**TASK GOAL:**
Each entry below should be echoed exactly, with pictures omitted.

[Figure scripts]
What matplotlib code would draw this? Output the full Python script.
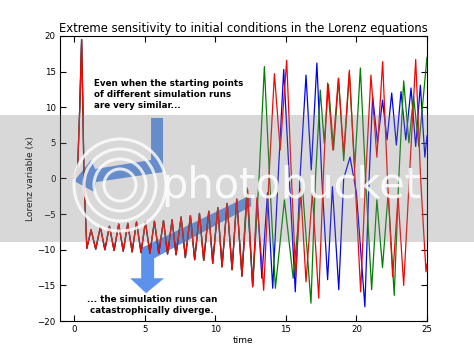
import numpy as np
import matplotlib
matplotlib.use("Agg")
import matplotlib.pyplot as plt
from matplotlib.patches import Polygon, Rectangle, Circle

# shared start of the three runs (before they split up)
t_common = [0.0, 0.25, 0.4, 0.53, 0.62, 0.7, 0.9, 1.2, 1.53, 1.86, 2.18, 2.5, 2.83,
            3.16, 3.48, 3.8, 4.11, 4.42, 4.74, 5.05, 5.37, 5.69, 6.0, 6.33, 6.62,
            6.94, 7.22, 7.58, 7.88, 8.24, 8.54, 8.88, 9.18, 9.54, 9.82, 10.18,
            10.48, 10.84, 11.19, 11.52, 11.89]
x_common = [0.0, 1.5, 10.0, 19.5, 10.0, 0.0, -9.8, -7.2, -9.9, -6.8, -10.0, -6.7,
            -10.1, -6.4, -10.2, -6.3, -10.3, -6.1, -10.4, -6.1, -10.5, -6.0, -10.5,
            -5.9, -10.6, -5.8, -10.7, -5.4, -11.1, -5.2, -11.4, -4.9, -11.5, -4.6,
            -11.9, -4.1, -12.4, -3.5, -12.8, -2.9, -13.7]

# after divergence
t_blue = [12.25, 12.65, 12.98, 13.3, 13.7, 14.07, 14.45, 14.85, 15.25, 15.67, 16.0,
          16.43, 16.8, 17.2, 17.55, 17.96, 18.3, 18.75, 19.1, 19.55, 20.0, 20.6,
          20.9, 21.15, 21.5, 21.85, 22.17, 22.5, 22.83, 23.16, 23.5, 23.87, 24.2,
          24.53, 24.85, 25.0]
x_blue = [-1.8, -15.0, -3.0, -14.0, -2.0, -15.4, 0.0, 15.3, 0.0, -15.9, 0.0, 14.5,
          1.2, 16.2, 0.0, -14.2, -1.15, -15.6, 0.0, 3.0, -2.0, -18.0, 0.0, 11.5,
          5.0, 11.0, 5.4, 12.0, 4.7, 12.2, 5.4, 12.7, 4.5, 13.1, 3.0, 6.0]

t_green = [12.25, 12.65, 13.1, 13.48, 13.85, 14.26, 14.9, 15.52, 16.15, 16.78, 17.1,
           17.44, 17.72, 18.02, 18.38, 18.74, 19.1, 19.5, 19.88, 20.28, 20.65,
           21.08, 21.45, 21.85, 22.25, 22.68, 23.0, 23.35, 23.72, 24.05, 24.42, 25.0]
x_green = [-1.3, -15.2, 0.0, 15.7, 0.0, -15.4, -3.0, -14.0, -0.5, -17.5, 0.0, 12.4,
           5.0, 13.2, 4.0, 14.0, 2.5, 14.8, 1.5, 15.5, 0.0, -15.6, -3.0, -12.5,
           -2.0, -16.4, 0.0, 13.7, 5.0, 11.5, 4.5, 17.0]

t_red = [12.3, 12.65, 12.95, 13.43, 13.8, 14.19, 14.6, 15.06, 15.4, 15.7, 16.05,
         16.43, 16.88, 17.33, 17.65, 17.96, 18.33, 18.72, 19.1, 19.5, 19.9, 20.3,
         20.65, 21.03, 21.45, 21.86, 22.2, 22.57, 22.95, 23.35, 23.75, 24.2, 24.55,
         24.93, 25.0]
x_red = [-1.6, -15.2, -2.7, -15.7, 0.0, 14.7, 4.0, 16.6, 0.0, -13.8, -1.5, -14.5,
         -2.0, -16.8, 0.0, 13.4, 4.0, 14.1, 3.5, 15.2, 0.0, -15.9, 0.0, 14.5, 3.0,
         16.4, 0.0, -13.8, -2.5, -15.0, 0.0, 16.7, 0.0, -13.1, -12.0]

xticks = [0, 5, 10, 15, 20, 25]
yticks = [-20, -15, -10, -5, 0, 5, 10, 15, 20]

fig = plt.figure(figsize=(4.74, 3.57), dpi=100)
ax = fig.add_axes([0.1266, 0.1008, 0.7742, 0.7984])

for tt, xx, c in [(t_blue, x_blue, 'b'), (t_green, x_green, 'g'), (t_red, x_red, 'r')]:
    ax.plot(t_common + tt, x_common + xx, color=c, lw=0.9, zorder=3)

ax.set_xlim(-1, 25)
ax.set_ylim(-20, 20)
ax.set_xticks(xticks)
ax.set_yticks(yticks)
ax.tick_params(direction='in', top=True, right=True, length=4, labelsize=6.2, pad=3)
ax.set_xlabel('time', fontsize=6.5, labelpad=1)
ax.set_ylabel('Lorenz variable (x)', fontsize=6.5, labelpad=2)
ax.set_title('Extreme sensitivity to initial conditions in the Lorenz equations',
             fontsize=8.4, pad=3)

# big blue arrows
arrow_col = '#3f7fe8'
arr1 = [(5.45, 8.5), (6.3, 8.5), (6.3, 0.9), (1.56, -0.5), (1.42, -1.9), (0.0, -0.35),
        (1.2, 2.6), (1.49, 1.33), (5.45, 2.6)]
arr2 = [(12.54, -2.3), (12.54, -3.9), (5.67, -11.2), (5.67, -14.0), (6.37, -14.0),
        (5.1, -16.1), (3.97, -14.0), (4.75, -14.0), (4.75, -9.75)]
for a in (arr1, arr2):
    ax.add_patch(Polygon(a, closed=True, facecolor=arrow_col, edgecolor='none',
                         alpha=0.85, zorder=2))

ax.text(1.42, 14.0, 'Even when the starting points\nof different simulation runs\nare very similar...',
        fontsize=6.3, fontweight='bold', va='top', ha='left', linespacing=1.3, zorder=4)
ax.text(5.5, -17.75, '... the simulation runs can\ncatastrophically diverge.',
        fontsize=6.3, fontweight='bold', va='center', ha='center', linespacing=1.3, zorder=4)

# watermark band
fig.add_artist(Rectangle((0, 0.322), 1, 0.356, transform=fig.transFigure,
                         facecolor='#808080', alpha=0.3, edgecolor='none', zorder=10))
for r in [0.16, 0.26, 0.36, 0.46]:
    fig.add_artist(Circle((1.2, 1.72), r, transform=fig.dpi_scale_trans, fill=False,
                          edgecolor='white', lw=2.2, alpha=0.8, zorder=11))
fig.text(0.615, 0.48, 'photobucket', fontsize=30, color='white', alpha=0.85,
         ha='center', va='center', zorder=12)

fig.savefig('out.png', dpi=100)
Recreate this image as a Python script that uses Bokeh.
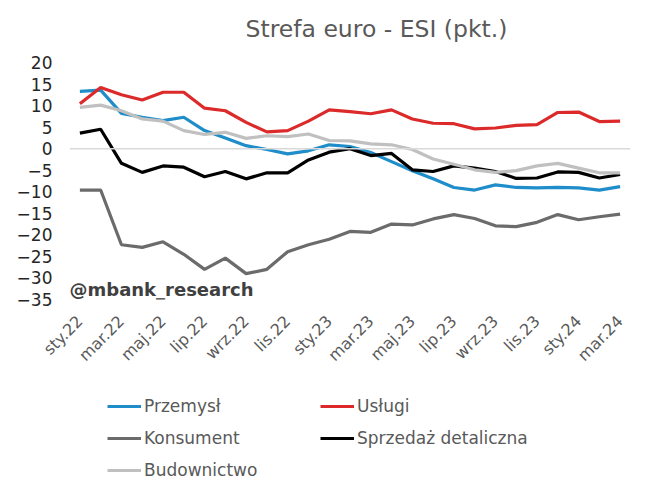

**TASK RESULT:**
What matplotlib code would draw this? Output the full Python script.
import numpy as np
import matplotlib
matplotlib.use("Agg")
import matplotlib.pyplot as plt
from matplotlib.patches import Polygon, Rectangle, Circle

# shared start of the three runs (before they split up)
t_common = [0.0, 0.25, 0.4, 0.53, 0.62, 0.7, 0.9, 1.2, 1.53, 1.86, 2.18, 2.5, 2.83,
            3.16, 3.48, 3.8, 4.11, 4.42, 4.74, 5.05, 5.37, 5.69, 6.0, 6.33, 6.62,
            6.94, 7.22, 7.58, 7.88, 8.24, 8.54, 8.88, 9.18, 9.54, 9.82, 10.18,
            10.48, 10.84, 11.19, 11.52, 11.89]
x_common = [0.0, 1.5, 10.0, 19.5, 10.0, 0.0, -9.8, -7.2, -9.9, -6.8, -10.0, -6.7,
            -10.1, -6.4, -10.2, -6.3, -10.3, -6.1, -10.4, -6.1, -10.5, -6.0, -10.5,
            -5.9, -10.6, -5.8, -10.7, -5.4, -11.1, -5.2, -11.4, -4.9, -11.5, -4.6,
            -11.9, -4.1, -12.4, -3.5, -12.8, -2.9, -13.7]

# after divergence
t_blue = [12.25, 12.65, 12.98, 13.3, 13.7, 14.07, 14.45, 14.85, 15.25, 15.67, 16.0,
          16.43, 16.8, 17.2, 17.55, 17.96, 18.3, 18.75, 19.1, 19.55, 20.0, 20.6,
          20.9, 21.15, 21.5, 21.85, 22.17, 22.5, 22.83, 23.16, 23.5, 23.87, 24.2,
          24.53, 24.85, 25.0]
x_blue = [-1.8, -15.0, -3.0, -14.0, -2.0, -15.4, 0.0, 15.3, 0.0, -15.9, 0.0, 14.5,
          1.2, 16.2, 0.0, -14.2, -1.15, -15.6, 0.0, 3.0, -2.0, -18.0, 0.0, 11.5,
          5.0, 11.0, 5.4, 12.0, 4.7, 12.2, 5.4, 12.7, 4.5, 13.1, 3.0, 6.0]

t_green = [12.25, 12.65, 13.1, 13.48, 13.85, 14.26, 14.9, 15.52, 16.15, 16.78, 17.1,
           17.44, 17.72, 18.02, 18.38, 18.74, 19.1, 19.5, 19.88, 20.28, 20.65,
           21.08, 21.45, 21.85, 22.25, 22.68, 23.0, 23.35, 23.72, 24.05, 24.42, 25.0]
x_green = [-1.3, -15.2, 0.0, 15.7, 0.0, -15.4, -3.0, -14.0, -0.5, -17.5, 0.0, 12.4,
           5.0, 13.2, 4.0, 14.0, 2.5, 14.8, 1.5, 15.5, 0.0, -15.6, -3.0, -12.5,
           -2.0, -16.4, 0.0, 13.7, 5.0, 11.5, 4.5, 17.0]

t_red = [12.3, 12.65, 12.95, 13.43, 13.8, 14.19, 14.6, 15.06, 15.4, 15.7, 16.05,
         16.43, 16.88, 17.33, 17.65, 17.96, 18.33, 18.72, 19.1, 19.5, 19.9, 20.3,
         20.65, 21.03, 21.45, 21.86, 22.2, 22.57, 22.95, 23.35, 23.75, 24.2, 24.55,
         24.93, 25.0]
x_red = [-1.6, -15.2, -2.7, -15.7, 0.0, 14.7, 4.0, 16.6, 0.0, -13.8, -1.5, -14.5,
         -2.0, -16.8, 0.0, 13.4, 4.0, 14.1, 3.5, 15.2, 0.0, -15.9, 0.0, 14.5, 3.0,
         16.4, 0.0, -13.8, -2.5, -15.0, 0.0, 16.7, 0.0, -13.1, -12.0]

xticks = [0, 5, 10, 15, 20, 25]
yticks = [-20, -15, -10, -5, 0, 5, 10, 15, 20]

fig = plt.figure(figsize=(4.74, 3.57), dpi=100)
ax = fig.add_axes([0.1266, 0.1008, 0.7742, 0.7984])

for tt, xx, c in [(t_blue, x_blue, 'b'), (t_green, x_green, 'g'), (t_red, x_red, 'r')]:
    ax.plot(t_common + tt, x_common + xx, color=c, lw=0.9, zorder=3)

ax.set_xlim(-1, 25)
ax.set_ylim(-20, 20)
ax.set_xticks(xticks)
ax.set_yticks(yticks)
ax.tick_params(direction='in', top=True, right=True, length=4, labelsize=6.2, pad=3)
ax.set_xlabel('time', fontsize=6.5, labelpad=1)
ax.set_ylabel('Lorenz variable (x)', fontsize=6.5, labelpad=2)
ax.set_title('Extreme sensitivity to initial conditions in the Lorenz equations',
             fontsize=8.4, pad=3)

# big blue arrows
arrow_col = '#3f7fe8'
arr1 = [(5.45, 8.5), (6.3, 8.5), (6.3, 0.9), (1.56, -0.5), (1.42, -1.9), (0.0, -0.35),
        (1.2, 2.6), (1.49, 1.33), (5.45, 2.6)]
arr2 = [(12.54, -2.3), (12.54, -3.9), (5.67, -11.2), (5.67, -14.0), (6.37, -14.0),
        (5.1, -16.1), (3.97, -14.0), (4.75, -14.0), (4.75, -9.75)]
for a in (arr1, arr2):
    ax.add_patch(Polygon(a, closed=True, facecolor=arrow_col, edgecolor='none',
                         alpha=0.85, zorder=2))

ax.text(1.42, 14.0, 'Even when the starting points\nof different simulation runs\nare very similar...',
        fontsize=6.3, fontweight='bold', va='top', ha='left', linespacing=1.3, zorder=4)
ax.text(5.5, -17.75, '... the simulation runs can\ncatastrophically diverge.',
        fontsize=6.3, fontweight='bold', va='center', ha='center', linespacing=1.3, zorder=4)

# watermark band
fig.add_artist(Rectangle((0, 0.322), 1, 0.356, transform=fig.transFigure,
                         facecolor='#808080', alpha=0.3, edgecolor='none', zorder=10))
for r in [0.16, 0.26, 0.36, 0.46]:
    fig.add_artist(Circle((1.2, 1.72), r, transform=fig.dpi_scale_trans, fill=False,
                          edgecolor='white', lw=2.2, alpha=0.8, zorder=11))
fig.text(0.615, 0.48, 'photobucket', fontsize=30, color='white', alpha=0.85,
         ha='center', va='center', zorder=12)

fig.savefig('out.png', dpi=100)
Recreate this image as a Python script that uses Bokeh.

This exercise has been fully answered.